-- Begin Records supplied --

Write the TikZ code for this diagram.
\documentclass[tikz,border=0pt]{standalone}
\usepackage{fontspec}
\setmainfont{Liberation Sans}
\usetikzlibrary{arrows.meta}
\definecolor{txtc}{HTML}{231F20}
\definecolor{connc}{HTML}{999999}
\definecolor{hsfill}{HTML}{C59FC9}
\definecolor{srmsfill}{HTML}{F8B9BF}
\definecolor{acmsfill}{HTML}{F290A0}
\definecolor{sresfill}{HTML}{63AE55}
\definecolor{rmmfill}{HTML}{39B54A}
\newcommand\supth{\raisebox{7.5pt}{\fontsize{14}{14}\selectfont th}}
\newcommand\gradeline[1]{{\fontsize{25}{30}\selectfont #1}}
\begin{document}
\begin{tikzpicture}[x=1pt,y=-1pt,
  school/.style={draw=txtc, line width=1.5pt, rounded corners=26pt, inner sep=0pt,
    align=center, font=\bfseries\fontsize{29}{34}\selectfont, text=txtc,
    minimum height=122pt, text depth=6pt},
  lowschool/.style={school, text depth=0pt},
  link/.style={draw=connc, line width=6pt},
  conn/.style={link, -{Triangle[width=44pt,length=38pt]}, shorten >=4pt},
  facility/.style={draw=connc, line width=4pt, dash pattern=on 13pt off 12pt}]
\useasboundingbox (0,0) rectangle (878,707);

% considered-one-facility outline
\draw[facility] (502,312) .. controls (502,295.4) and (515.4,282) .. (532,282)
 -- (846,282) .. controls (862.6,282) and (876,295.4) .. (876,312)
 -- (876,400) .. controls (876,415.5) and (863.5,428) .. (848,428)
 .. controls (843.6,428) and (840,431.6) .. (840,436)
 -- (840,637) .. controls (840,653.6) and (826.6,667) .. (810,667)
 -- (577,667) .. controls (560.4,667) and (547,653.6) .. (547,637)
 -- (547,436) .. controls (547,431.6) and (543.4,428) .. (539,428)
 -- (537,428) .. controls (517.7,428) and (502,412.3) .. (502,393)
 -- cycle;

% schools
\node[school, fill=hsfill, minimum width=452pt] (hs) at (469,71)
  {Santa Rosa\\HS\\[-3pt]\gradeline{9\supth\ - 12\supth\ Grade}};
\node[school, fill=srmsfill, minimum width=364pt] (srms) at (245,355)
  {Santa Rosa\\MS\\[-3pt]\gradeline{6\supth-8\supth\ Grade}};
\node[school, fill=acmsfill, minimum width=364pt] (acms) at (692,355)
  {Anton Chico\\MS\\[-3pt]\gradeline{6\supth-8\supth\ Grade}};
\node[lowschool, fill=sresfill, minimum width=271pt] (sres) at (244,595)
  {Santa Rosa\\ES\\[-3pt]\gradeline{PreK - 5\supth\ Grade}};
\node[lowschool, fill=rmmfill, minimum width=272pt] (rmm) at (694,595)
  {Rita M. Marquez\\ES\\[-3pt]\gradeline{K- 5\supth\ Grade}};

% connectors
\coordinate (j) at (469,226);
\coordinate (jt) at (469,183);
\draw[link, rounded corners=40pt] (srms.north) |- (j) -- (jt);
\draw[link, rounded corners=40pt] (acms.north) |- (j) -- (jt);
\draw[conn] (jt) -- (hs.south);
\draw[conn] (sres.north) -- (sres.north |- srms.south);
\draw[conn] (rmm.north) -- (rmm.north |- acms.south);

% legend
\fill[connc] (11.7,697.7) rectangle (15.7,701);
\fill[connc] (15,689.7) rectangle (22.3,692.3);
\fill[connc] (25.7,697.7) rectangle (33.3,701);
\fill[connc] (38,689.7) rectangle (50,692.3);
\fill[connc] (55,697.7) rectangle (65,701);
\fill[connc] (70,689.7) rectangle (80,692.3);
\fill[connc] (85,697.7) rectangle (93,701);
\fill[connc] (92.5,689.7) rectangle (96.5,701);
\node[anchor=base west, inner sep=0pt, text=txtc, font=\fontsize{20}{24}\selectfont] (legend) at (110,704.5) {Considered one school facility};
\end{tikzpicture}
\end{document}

-- End Records supplied --
-- Begin Records supplied --

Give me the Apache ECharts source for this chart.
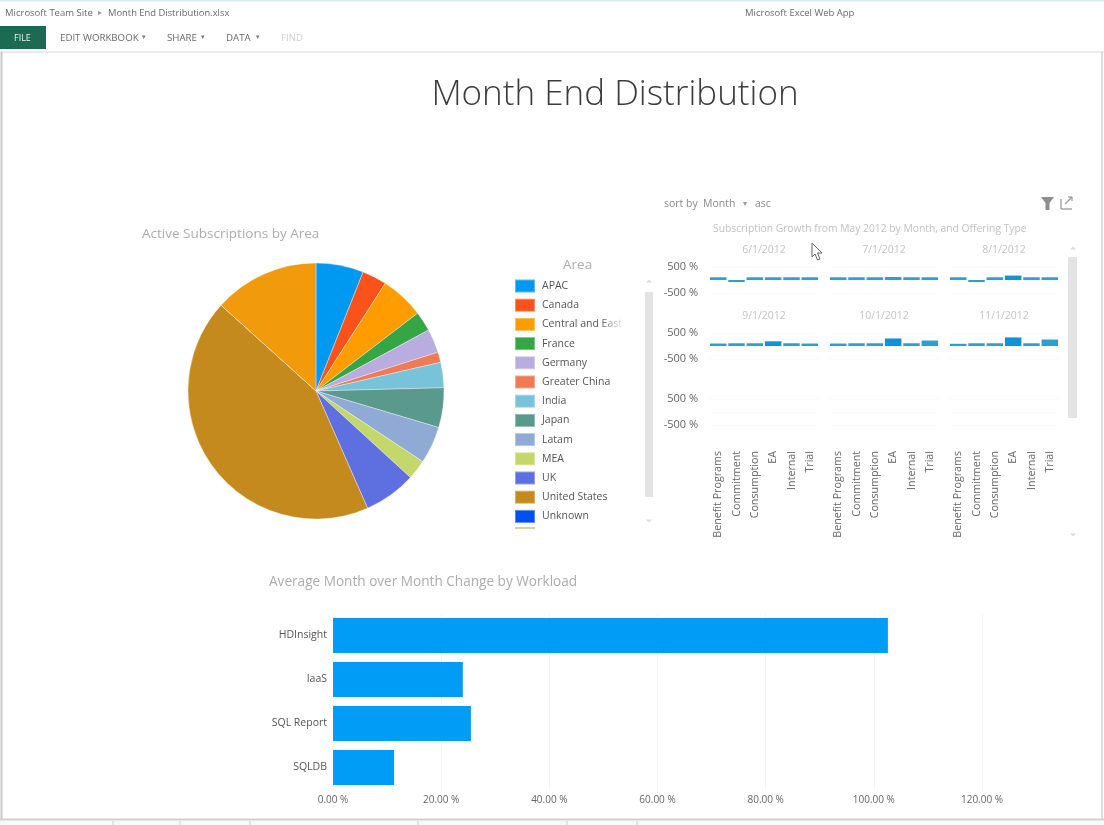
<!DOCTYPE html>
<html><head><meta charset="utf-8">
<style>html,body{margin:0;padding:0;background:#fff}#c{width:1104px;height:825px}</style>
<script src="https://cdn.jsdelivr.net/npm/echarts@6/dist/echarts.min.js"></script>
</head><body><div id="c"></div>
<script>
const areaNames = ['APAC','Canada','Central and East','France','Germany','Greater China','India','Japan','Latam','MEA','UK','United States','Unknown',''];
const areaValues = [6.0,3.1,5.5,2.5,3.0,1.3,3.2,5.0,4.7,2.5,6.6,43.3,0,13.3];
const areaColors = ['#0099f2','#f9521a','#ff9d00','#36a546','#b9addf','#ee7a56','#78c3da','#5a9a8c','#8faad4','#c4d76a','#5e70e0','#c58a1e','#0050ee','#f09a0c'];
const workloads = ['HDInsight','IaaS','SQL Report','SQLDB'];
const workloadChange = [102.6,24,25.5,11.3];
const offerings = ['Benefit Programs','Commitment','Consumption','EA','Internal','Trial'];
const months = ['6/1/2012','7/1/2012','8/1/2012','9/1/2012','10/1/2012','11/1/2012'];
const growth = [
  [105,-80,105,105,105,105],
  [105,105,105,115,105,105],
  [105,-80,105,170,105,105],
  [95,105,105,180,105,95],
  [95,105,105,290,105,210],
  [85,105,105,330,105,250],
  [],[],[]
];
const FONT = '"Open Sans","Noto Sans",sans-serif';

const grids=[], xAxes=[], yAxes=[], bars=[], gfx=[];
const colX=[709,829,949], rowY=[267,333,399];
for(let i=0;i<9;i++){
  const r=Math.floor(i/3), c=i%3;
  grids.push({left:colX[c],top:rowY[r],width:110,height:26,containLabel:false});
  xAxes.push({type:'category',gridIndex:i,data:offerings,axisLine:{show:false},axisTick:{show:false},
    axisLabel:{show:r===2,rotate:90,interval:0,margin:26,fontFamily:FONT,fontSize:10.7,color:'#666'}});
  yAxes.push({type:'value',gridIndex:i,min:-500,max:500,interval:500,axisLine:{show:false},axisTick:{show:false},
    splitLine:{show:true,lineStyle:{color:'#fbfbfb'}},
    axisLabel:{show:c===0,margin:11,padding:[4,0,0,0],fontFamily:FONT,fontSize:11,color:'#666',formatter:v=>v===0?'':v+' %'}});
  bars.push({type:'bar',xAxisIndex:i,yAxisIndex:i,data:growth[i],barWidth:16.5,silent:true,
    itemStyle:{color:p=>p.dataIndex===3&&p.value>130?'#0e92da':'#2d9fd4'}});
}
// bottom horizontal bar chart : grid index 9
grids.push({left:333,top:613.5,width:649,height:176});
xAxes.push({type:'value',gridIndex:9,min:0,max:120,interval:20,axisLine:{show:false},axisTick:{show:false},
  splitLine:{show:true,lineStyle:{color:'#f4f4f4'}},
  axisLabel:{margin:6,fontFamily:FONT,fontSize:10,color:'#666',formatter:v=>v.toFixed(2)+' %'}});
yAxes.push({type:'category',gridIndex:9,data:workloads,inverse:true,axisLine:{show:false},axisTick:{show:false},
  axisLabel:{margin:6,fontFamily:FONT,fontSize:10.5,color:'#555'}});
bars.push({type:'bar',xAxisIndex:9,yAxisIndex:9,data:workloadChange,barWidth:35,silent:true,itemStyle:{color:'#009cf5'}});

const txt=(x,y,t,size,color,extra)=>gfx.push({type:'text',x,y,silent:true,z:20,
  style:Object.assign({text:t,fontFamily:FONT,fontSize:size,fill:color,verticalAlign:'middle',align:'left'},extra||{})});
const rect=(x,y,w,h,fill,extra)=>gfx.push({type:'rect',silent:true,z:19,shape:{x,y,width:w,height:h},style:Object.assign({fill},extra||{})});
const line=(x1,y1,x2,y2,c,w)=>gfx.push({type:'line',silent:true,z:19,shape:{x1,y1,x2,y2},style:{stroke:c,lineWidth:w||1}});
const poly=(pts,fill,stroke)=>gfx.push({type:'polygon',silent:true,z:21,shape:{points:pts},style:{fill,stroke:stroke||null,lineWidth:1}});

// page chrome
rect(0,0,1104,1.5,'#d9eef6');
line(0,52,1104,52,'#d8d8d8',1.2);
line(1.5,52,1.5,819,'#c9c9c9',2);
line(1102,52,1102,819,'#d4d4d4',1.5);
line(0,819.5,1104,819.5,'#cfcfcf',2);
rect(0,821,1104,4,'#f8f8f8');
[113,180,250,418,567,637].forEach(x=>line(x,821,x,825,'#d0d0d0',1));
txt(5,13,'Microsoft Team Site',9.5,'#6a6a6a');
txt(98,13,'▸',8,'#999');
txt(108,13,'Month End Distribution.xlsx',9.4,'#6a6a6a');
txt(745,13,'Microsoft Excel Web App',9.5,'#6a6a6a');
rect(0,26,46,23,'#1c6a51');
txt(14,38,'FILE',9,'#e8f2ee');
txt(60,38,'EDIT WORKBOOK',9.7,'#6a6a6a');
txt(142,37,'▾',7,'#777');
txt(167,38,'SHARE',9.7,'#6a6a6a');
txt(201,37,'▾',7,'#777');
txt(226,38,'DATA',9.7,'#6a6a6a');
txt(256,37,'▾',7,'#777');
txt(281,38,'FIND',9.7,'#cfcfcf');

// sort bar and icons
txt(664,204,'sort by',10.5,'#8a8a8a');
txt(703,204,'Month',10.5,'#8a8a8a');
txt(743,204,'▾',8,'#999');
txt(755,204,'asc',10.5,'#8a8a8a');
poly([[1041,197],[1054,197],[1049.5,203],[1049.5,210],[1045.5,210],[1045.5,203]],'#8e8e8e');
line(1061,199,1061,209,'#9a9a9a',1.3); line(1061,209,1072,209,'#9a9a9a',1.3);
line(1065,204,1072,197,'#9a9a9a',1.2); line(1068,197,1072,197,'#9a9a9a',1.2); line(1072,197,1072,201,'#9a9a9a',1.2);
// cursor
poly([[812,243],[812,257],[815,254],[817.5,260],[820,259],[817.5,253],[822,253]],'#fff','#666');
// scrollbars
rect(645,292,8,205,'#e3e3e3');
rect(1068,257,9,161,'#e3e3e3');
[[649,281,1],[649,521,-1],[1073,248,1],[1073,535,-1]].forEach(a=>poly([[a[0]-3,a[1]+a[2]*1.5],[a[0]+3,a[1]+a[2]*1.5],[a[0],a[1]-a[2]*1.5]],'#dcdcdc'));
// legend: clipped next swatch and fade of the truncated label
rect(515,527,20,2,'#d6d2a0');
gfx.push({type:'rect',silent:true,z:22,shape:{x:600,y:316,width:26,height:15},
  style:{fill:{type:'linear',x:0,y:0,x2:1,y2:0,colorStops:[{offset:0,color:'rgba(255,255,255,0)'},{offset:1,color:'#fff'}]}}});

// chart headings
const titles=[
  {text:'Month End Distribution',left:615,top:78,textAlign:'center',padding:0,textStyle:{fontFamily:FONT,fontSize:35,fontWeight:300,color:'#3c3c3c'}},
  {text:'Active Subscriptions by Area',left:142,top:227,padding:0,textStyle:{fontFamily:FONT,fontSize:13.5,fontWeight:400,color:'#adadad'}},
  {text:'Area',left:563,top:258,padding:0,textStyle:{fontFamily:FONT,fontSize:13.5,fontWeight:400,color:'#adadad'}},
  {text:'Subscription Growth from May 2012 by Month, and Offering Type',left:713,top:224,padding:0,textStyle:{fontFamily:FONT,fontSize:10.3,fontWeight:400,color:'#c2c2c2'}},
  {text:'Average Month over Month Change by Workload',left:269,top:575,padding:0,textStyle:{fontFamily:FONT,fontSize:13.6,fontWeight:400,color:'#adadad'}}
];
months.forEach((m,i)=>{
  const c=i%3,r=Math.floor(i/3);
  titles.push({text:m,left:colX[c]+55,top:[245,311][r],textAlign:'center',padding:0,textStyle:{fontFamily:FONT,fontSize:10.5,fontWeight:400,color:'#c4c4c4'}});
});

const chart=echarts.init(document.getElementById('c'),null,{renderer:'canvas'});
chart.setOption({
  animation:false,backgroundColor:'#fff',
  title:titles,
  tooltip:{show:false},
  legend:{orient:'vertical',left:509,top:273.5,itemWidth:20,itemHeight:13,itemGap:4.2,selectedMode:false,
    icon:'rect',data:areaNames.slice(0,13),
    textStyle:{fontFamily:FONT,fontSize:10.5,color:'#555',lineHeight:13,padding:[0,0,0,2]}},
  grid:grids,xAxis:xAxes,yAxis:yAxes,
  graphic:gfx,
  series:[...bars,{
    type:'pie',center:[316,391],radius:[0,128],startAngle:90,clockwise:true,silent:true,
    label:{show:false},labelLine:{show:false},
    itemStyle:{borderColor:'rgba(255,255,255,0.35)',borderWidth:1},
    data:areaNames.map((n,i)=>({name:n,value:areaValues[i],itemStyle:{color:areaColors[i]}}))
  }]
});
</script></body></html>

-- End Records supplied --
-- Begin Records supplied --

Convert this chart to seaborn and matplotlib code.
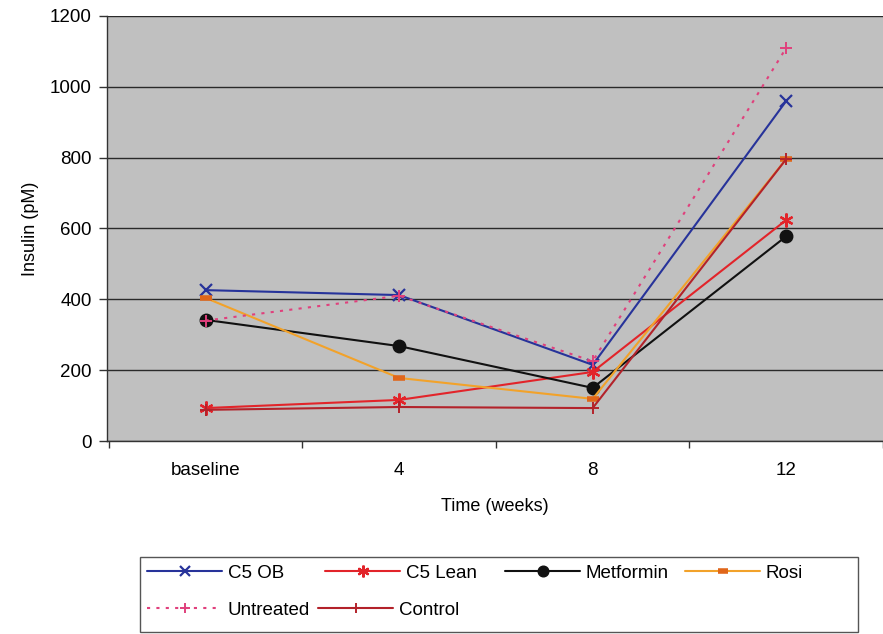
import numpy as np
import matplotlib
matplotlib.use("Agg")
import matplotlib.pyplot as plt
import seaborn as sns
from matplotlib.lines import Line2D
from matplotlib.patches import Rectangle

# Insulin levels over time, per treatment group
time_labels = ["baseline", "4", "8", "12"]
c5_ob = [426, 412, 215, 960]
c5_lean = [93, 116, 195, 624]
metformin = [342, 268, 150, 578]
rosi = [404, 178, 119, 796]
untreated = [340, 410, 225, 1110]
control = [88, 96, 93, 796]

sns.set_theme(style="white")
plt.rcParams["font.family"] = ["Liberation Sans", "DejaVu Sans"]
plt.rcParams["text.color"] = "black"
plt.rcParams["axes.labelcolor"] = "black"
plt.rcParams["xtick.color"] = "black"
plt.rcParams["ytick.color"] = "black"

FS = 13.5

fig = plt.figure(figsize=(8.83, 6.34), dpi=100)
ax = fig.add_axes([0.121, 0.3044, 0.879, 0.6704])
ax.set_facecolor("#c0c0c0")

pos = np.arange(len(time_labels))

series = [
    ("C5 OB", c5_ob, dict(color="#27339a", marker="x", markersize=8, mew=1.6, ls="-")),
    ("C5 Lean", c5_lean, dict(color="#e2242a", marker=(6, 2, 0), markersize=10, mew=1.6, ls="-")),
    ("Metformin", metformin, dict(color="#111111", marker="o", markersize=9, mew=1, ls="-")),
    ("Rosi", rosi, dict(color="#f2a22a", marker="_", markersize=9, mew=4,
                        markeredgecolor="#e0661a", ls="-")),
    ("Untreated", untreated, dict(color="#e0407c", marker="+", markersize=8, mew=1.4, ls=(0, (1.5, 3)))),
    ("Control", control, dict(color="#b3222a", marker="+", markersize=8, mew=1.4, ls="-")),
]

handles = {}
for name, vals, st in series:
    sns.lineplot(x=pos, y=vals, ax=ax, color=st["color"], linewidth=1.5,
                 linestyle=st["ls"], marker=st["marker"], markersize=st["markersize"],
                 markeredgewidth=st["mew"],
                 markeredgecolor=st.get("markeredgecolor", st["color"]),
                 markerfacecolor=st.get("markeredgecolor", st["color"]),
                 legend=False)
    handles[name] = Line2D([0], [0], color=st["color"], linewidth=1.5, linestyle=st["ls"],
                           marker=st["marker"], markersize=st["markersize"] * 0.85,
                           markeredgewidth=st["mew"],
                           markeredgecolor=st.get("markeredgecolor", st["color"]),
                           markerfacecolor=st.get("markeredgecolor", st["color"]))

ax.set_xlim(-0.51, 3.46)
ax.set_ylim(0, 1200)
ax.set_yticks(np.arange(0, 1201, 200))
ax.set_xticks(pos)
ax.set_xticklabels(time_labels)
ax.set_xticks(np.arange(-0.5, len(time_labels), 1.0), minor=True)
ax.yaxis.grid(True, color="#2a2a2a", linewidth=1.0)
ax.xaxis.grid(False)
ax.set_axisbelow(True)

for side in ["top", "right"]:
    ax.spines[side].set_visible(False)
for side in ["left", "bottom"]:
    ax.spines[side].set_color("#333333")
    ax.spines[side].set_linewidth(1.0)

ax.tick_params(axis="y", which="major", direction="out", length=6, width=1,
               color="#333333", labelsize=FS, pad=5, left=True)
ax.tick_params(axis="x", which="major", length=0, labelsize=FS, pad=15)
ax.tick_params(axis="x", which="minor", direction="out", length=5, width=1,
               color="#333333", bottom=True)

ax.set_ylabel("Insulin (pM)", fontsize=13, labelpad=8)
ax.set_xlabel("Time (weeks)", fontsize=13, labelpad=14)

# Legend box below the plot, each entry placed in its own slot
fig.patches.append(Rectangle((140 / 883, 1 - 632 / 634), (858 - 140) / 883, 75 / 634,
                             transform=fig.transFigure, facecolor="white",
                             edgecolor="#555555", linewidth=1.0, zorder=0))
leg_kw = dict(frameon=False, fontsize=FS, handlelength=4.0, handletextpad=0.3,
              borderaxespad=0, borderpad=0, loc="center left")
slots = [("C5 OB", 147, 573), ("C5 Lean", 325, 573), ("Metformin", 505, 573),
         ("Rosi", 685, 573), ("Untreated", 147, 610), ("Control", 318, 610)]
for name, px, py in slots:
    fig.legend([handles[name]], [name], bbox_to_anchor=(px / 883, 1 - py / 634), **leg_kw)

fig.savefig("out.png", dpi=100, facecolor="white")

-- End Records supplied --

### Stated goal:
Search the entries for the word "matplotlib", then list each line that holds it.

### Exercise result:
Convert this chart to seaborn and matplotlib code.
import matplotlib
matplotlib.use("Agg")
import matplotlib.pyplot as plt
from matplotlib.lines import Line2D
from matplotlib.patches import Rectangle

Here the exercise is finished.